— begin —
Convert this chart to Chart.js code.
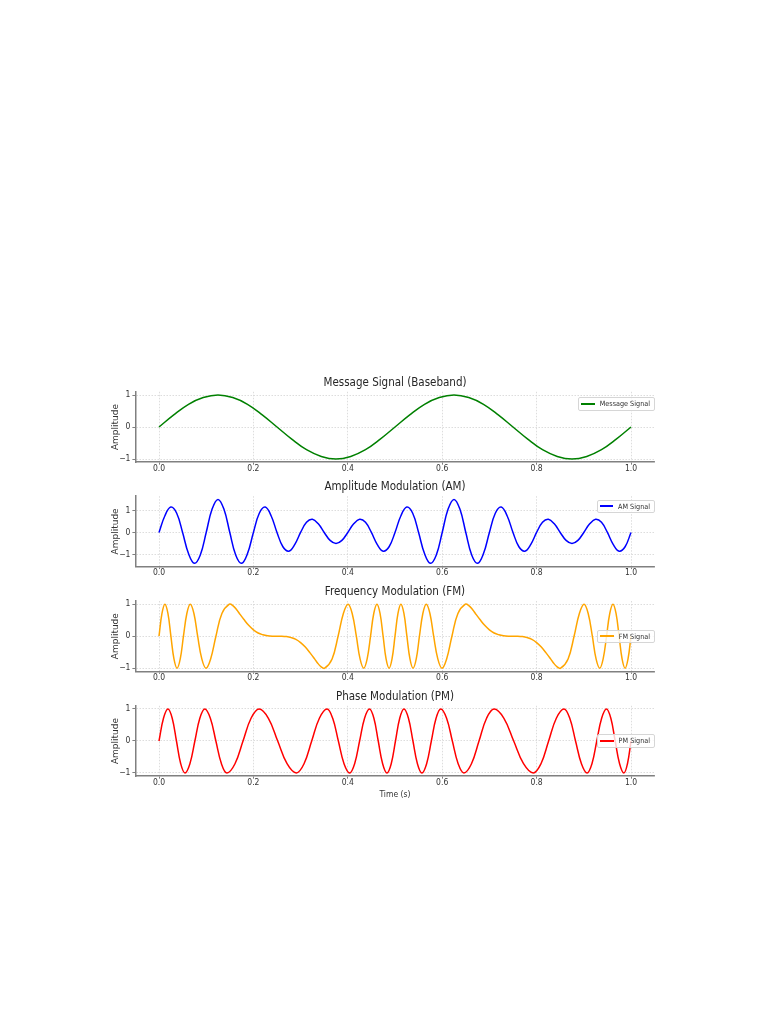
<!DOCTYPE html>
<html>
<head>
<meta charset="utf-8">
<script src="https://cdn.jsdelivr.net/npm/chart.js@4.4.1/dist/chart.umd.min.js"></script>
<style>
  html, body { margin: 0; padding: 0; background: #fff; }
  body { width: 768px; height: 1024px; position: relative; overflow: hidden;
         font-family: "DejaVu Sans Condensed", "DejaVu Sans", sans-serif; }
  .panel { position: absolute; left: 95px; }
  .legend { position: absolute; right: 113.5px; height: 13.5px; box-sizing: border-box;
            border: 1px solid #d6d6d6; border-radius: 2px; background: rgba(255,255,255,0.8);
            font-size: 7.2px; color: #333; display: flex; align-items: center;
            padding: 0 3.5px 0 2px; white-space: nowrap; }
  .legend i { display: inline-block; width: 13.5px; height: 2px; margin-right: 4.8px; }
</style>
</head>
<body>
<script>
// shared axis ticks
const timeTicks = [0, 0.2, 0.4, 0.6, 0.8, 1.0];
const ampTicks = [-1, 0, 1];

// message signal (baseband)
const msgTime = [0, 0.03125, 0.0625, 0.09375, 0.125, 0.15625, 0.1875, 0.21875, 0.25, 0.28125, 0.3125, 0.34375,
  0.375, 0.40625, 0.4375, 0.46875, 0.5, 0.53125, 0.5625, 0.59375, 0.625, 0.65625, 0.6875, 0.71875, 0.75,
  0.78125, 0.8125, 0.84375, 0.875, 0.90625, 0.9375, 0.96875, 1.0];
const msgValue = [0, 0.38, 0.71, 0.92, 1, 0.92, 0.71, 0.38, 0, -0.38, -0.71, -0.92, -1, -0.92, -0.71, -0.38,
  0, 0.38, 0.71, 0.92, 1, 0.92, 0.71, 0.38, 0, -0.38, -0.71, -0.92, -1, -0.92, -0.71, -0.38, 0];

// AM signal
const amTime = [0, 0.0125, 0.025, 0.0375, 0.05, 0.0625, 0.075, 0.0875, 0.1, 0.1125, 0.125, 0.1375, 0.15, 0.1625,
  0.175, 0.1875, 0.2, 0.2125, 0.225, 0.2375, 0.25, 0.2625, 0.275, 0.2875, 0.3, 0.3125, 0.325, 0.3375, 0.35,
  0.3625, 0.375, 0.3875, 0.4, 0.4125, 0.425, 0.4375, 0.45, 0.4625, 0.475, 0.4875, 0.5, 0.5125, 0.525, 0.5375,
  0.55, 0.5625, 0.575, 0.5875, 0.6, 0.6125, 0.625, 0.6375, 0.65, 0.6625, 0.675, 0.6875, 0.7, 0.7125, 0.725,
  0.7375, 0.75, 0.7625, 0.775, 0.7875, 0.8, 0.8125, 0.825, 0.8375, 0.85, 0.8625, 0.875, 0.8875, 0.9, 0.9125,
  0.925, 0.9375, 0.95, 0.9625, 0.975, 0.9875, 1.0];
const amValue = [0, 0.76, 1.15, 0.87, 0, -0.96, -1.40, -1.02, 0, 1.06, 1.50, 1.06, 0, -1.02, -1.40, -0.96,
  0, 0.87, 1.15, 0.76, 0, -0.65, -0.85, -0.55, 0, 0.46, 0.60, 0.39, 0, -0.36, -0.50, -0.36, 0, 0.39, 0.60, 0.46,
  0, -0.55, -0.85, -0.65, 0,
  0.76, 1.15, 0.87, 0, -0.96, -1.40, -1.02, 0, 1.06, 1.50, 1.06, 0, -1.02, -1.40, -0.96,
  0, 0.87, 1.15, 0.76, 0, -0.65, -0.85, -0.55, 0, 0.46, 0.60, 0.39, 0, -0.36, -0.50, -0.36, 0, 0.39, 0.60, 0.46,
  0, -0.55, -0.85, -0.65, 0];

// FM signal
const fmTime = [0, 0.0063, 0.0125, 0.0189, 0.0252, 0.0317, 0.0382, 0.045, 0.0518, 0.059, 0.0662, 0.074, 0.0819,
  0.0907, 0.0995, 0.1094, 0.1206, 0.1333, 0.149, 0.157, 0.165, 0.1703, 0.18, 0.19, 0.2, 0.21, 0.22, 0.23, 0.24,
  0.25, 0.26, 0.27, 0.28, 0.29, 0.30, 0.31, 0.32, 0.3297, 0.335, 0.343, 0.351, 0.3667, 0.3794, 0.3906, 0.4005,
  0.4093, 0.4181, 0.426, 0.4338, 0.441, 0.4482, 0.455, 0.4618, 0.4683, 0.4748, 0.4811, 0.4875, 0.4937,
  0.5, 0.5063, 0.5125, 0.5189, 0.5252, 0.5317, 0.5382, 0.545, 0.5518, 0.559, 0.5662, 0.574, 0.5819,
  0.5907, 0.5995, 0.6094, 0.6206, 0.6333, 0.649, 0.657, 0.665, 0.6703, 0.68, 0.69, 0.7, 0.71, 0.72, 0.73, 0.74,
  0.75, 0.76, 0.77, 0.78, 0.79, 0.80, 0.81, 0.82, 0.8297, 0.835, 0.843, 0.851, 0.8667, 0.8794, 0.8906, 0.9005,
  0.9093, 0.9181, 0.926, 0.9338, 0.941, 0.9482, 0.955, 0.9618, 0.9683, 0.9748, 0.9811, 0.9875, 0.9937, 1.0];
const fmValue = [0, 0.71, 1, 0.71, 0, -0.71, -1, -0.71, 0, 0.71, 1, 0.71, 0, -0.71, -1, -0.71, 0, 0.71, 1,
  0.95, 0.82, 0.71, 0.52, 0.34, 0.20, 0.10, 0.045, 0.013, 0, 0, 0, -0.013, -0.045, -0.10, -0.20, -0.34, -0.52,
  -0.71, -0.82, -0.95, -1, -0.71, 0, 0.71, 1, 0.71, 0, -0.71, -1, -0.71, 0, 0.71, 1, 0.71, 0, -0.71, -1, -0.71,
  0, 0.71, 1, 0.71, 0, -0.71, -1, -0.71, 0, 0.71, 1, 0.71, 0, -0.71, -1, -0.71, 0, 0.71, 1,
  0.95, 0.82, 0.71, 0.52, 0.34, 0.20, 0.10, 0.045, 0.013, 0, 0, 0, -0.013, -0.045, -0.10, -0.20, -0.34, -0.52,
  -0.71, -0.82, -0.95, -1, -0.71, 0, 0.71, 1, 0.71, 0, -0.71, -1, -0.71, 0, 0.71, 1, 0.71, 0, -0.71, -1, -0.71, 0];

// PM signal
const pmTime = [0, 0.0095, 0.019, 0.028, 0.037, 0.046, 0.055, 0.0655, 0.076, 0.0865, 0.097, 0.1088, 0.1205,
  0.1323, 0.144, 0.161, 0.178, 0.195, 0.212, 0.2318, 0.2515, 0.2713, 0.291, 0.3073, 0.3235, 0.3398, 0.356,
  0.368, 0.380, 0.392, 0.404, 0.4145, 0.425, 0.4355, 0.446, 0.4553, 0.4645, 0.4738, 0.483, 0.492, 0.501,
  0.510, 0.519, 0.5285, 0.538, 0.5475, 0.557, 0.567, 0.577, 0.587, 0.597, 0.6093, 0.6215, 0.6338, 0.646,
  0.662, 0.678, 0.694, 0.710, 0.7308, 0.7515, 0.7723, 0.793, 0.8093, 0.8255, 0.8418, 0.858, 0.8703, 0.8825,
  0.895, 0.907, 0.9173, 0.9275, 0.9378, 0.948, 0.9573, 0.9665, 0.9758, 0.985, 0.9925, 1.0];
const pmValue = [0, 0.71, 1, 0.71, 0, -0.71, -1, -0.71, 0, 0.71, 1, 0.71, 0, -0.71, -1, -0.71,
  0, 0.71, 1, 0.71, 0, -0.71, -1, -0.71, 0, 0.71, 1, 0.71, 0, -0.71, -1, -0.71,
  0, 0.71, 1, 0.71, 0, -0.71, -1, -0.71, 0, 0.71, 1, 0.71, 0, -0.71, -1, -0.71,
  0, 0.71, 1, 0.71, 0, -0.71, -1, -0.71, 0, 0.71, 1, 0.71, 0, -0.71, -1, -0.71,
  0, 0.71, 1, 0.71, 0, -0.71, -1, -0.71, 0, 0.71, 1, 0.71, 0, -0.71, -1, -0.71, 0];

Chart.defaults.font.family = '"DejaVu Sans Condensed", "DejaVu Sans", sans-serif';
Chart.defaults.color = '#333';

// layout (matplotlib-like axes boxes)
const axesLeft = 135.4, axesWidth = 519.2, axesHeight = 70.4;
const canvasLeft = 95, canvasWidth = 600;
const titleBox = 15.8;

const panels = [
  { title: 'Message Signal (Baseband)', label: 'Message Signal', color: 'green', time: msgTime, value: msgValue,
    yMin: -1.1, yMax: 1.1, axesTop: 391.8, legendTop: 397 },
  { title: 'Amplitude Modulation (AM)', label: 'AM Signal', color: 'blue', time: amTime, value: amValue,
    yMin: -1.55, yMax: 1.645, axesTop: 496.2, legendTop: 499.5 },
  { title: 'Frequency Modulation (FM)', label: 'FM Signal', color: 'orange', time: fmTime, value: fmValue,
    yMin: -1.1, yMax: 1.1, axesTop: 601, legendTop: 629.5 },
  { title: 'Phase Modulation (PM)', label: 'PM Signal', color: 'red', time: pmTime, value: pmValue,
    yMin: -1.1, yMax: 1.1, axesTop: 705.8, legendTop: 734, xTitle: true }
];

panels.forEach(p => {
    const xH = p.xTitle ? 26 : 16;
    const top = Math.floor(p.axesTop - 17);
    const need = p.axesTop + axesHeight + xH - top;
    const H = Math.ceil(need);
    const canvas = document.createElement('canvas');
    canvas.className = 'panel';
    canvas.width = canvasWidth;
    canvas.height = H;
    canvas.style.top = top + 'px';
    canvas.style.width = canvasWidth + 'px';
    canvas.style.height = H + 'px';
    document.body.appendChild(canvas);

    new Chart(canvas, {
        type: 'line',
        data: {
            datasets: [{
                label: p.label,
                data: p.time.map((t, i) => ({x: t, y: p.value[i]})),
                borderColor: p.color,
                borderWidth: 1.5,
                pointRadius: 0,
                tension: 0.4,
                fill: false
            }]
        },
        options: {
            responsive: false,
            animation: false,
            devicePixelRatio: 1,
            layout: {padding: {top: p.axesTop - top - titleBox, right: canvasWidth - (axesLeft - canvasLeft) - axesWidth,
                               bottom: H - need, left: 0}},
            plugins: {
                legend: {display: false},
                tooltip: {enabled: false},
                // fullSize false keeps the title centred over the plot area, like matplotlib
                title: {display: true, fullSize: false, text: p.title, color: '#262626',
                        font: {size: 11.5, weight: 'normal'}, padding: {top: 0, bottom: 2}}
            },
            scales: {
                x: {
                    type: 'linear', min: -0.05, max: 1.05,
                    afterBuildTicks: s => { s.ticks = timeTicks.map(v => ({value: v})); },
                    afterFit: s => { s.height = xH; },
                    ticks: {callback: v => Number(v).toFixed(1), color: '#333', font: {size: 8.5},
                            padding: -1.5, maxRotation: 0, autoSkip: false},
                    grid: {color: '#d4d4d4', lineWidth: 0.8, tickLength: 2.5, tickColor: '#808080', tickWidth: 1},
                    border: {color: '#808080', width: 1.5, dash: [1.5, 1.5]},
                    title: {display: !!p.xTitle, text: 'Time (s)', color: '#333', font: {size: 8.5},
                            padding: {top: 0, bottom: 2.8}}
                },
                y: {
                    type: 'linear', min: p.yMin, max: p.yMax,
                    afterBuildTicks: s => { s.ticks = ampTicks.map(v => ({value: v})); },
                    afterFit: s => { s.width = axesLeft - canvasLeft; },
                    ticks: {callback: v => v < 0 ? '\u2212' + Math.abs(v) : String(v), color: '#333',
                            font: {size: 8.5}, padding: 2},
                    grid: {color: '#d4d4d4', lineWidth: 0.8, tickLength: 3, tickColor: '#808080', tickWidth: 1},
                    border: {color: '#808080', width: 1.5, dash: [1.5, 1.5]},
                    title: {display: true, text: 'Amplitude', color: '#333',
                            font: {family: '"DejaVu Sans", sans-serif', size: 9}, padding: {top: 15.6, bottom: 0}}
                }
            }
        }
    });

    // legend box inside the axes
    const lg = document.createElement('div');
    lg.className = 'legend';
    lg.style.top = p.legendTop + 'px';
    lg.innerHTML = '<i style="background:' + p.color + '"></i>' + p.label;
    document.body.appendChild(lg);
});
</script>
</body>
</html>
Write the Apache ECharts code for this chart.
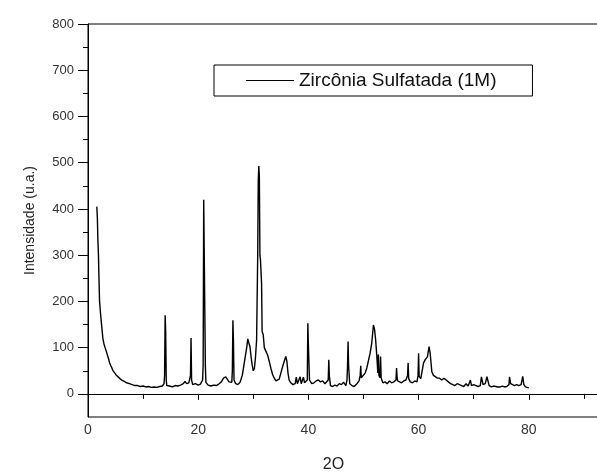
— end —
[Exercise directions]:
From the listing above, collect each line in which the string "this" appears.

[Output of the exercise]:
Convert this chart to Chart.js code.
Write the Apache ECharts code for this chart.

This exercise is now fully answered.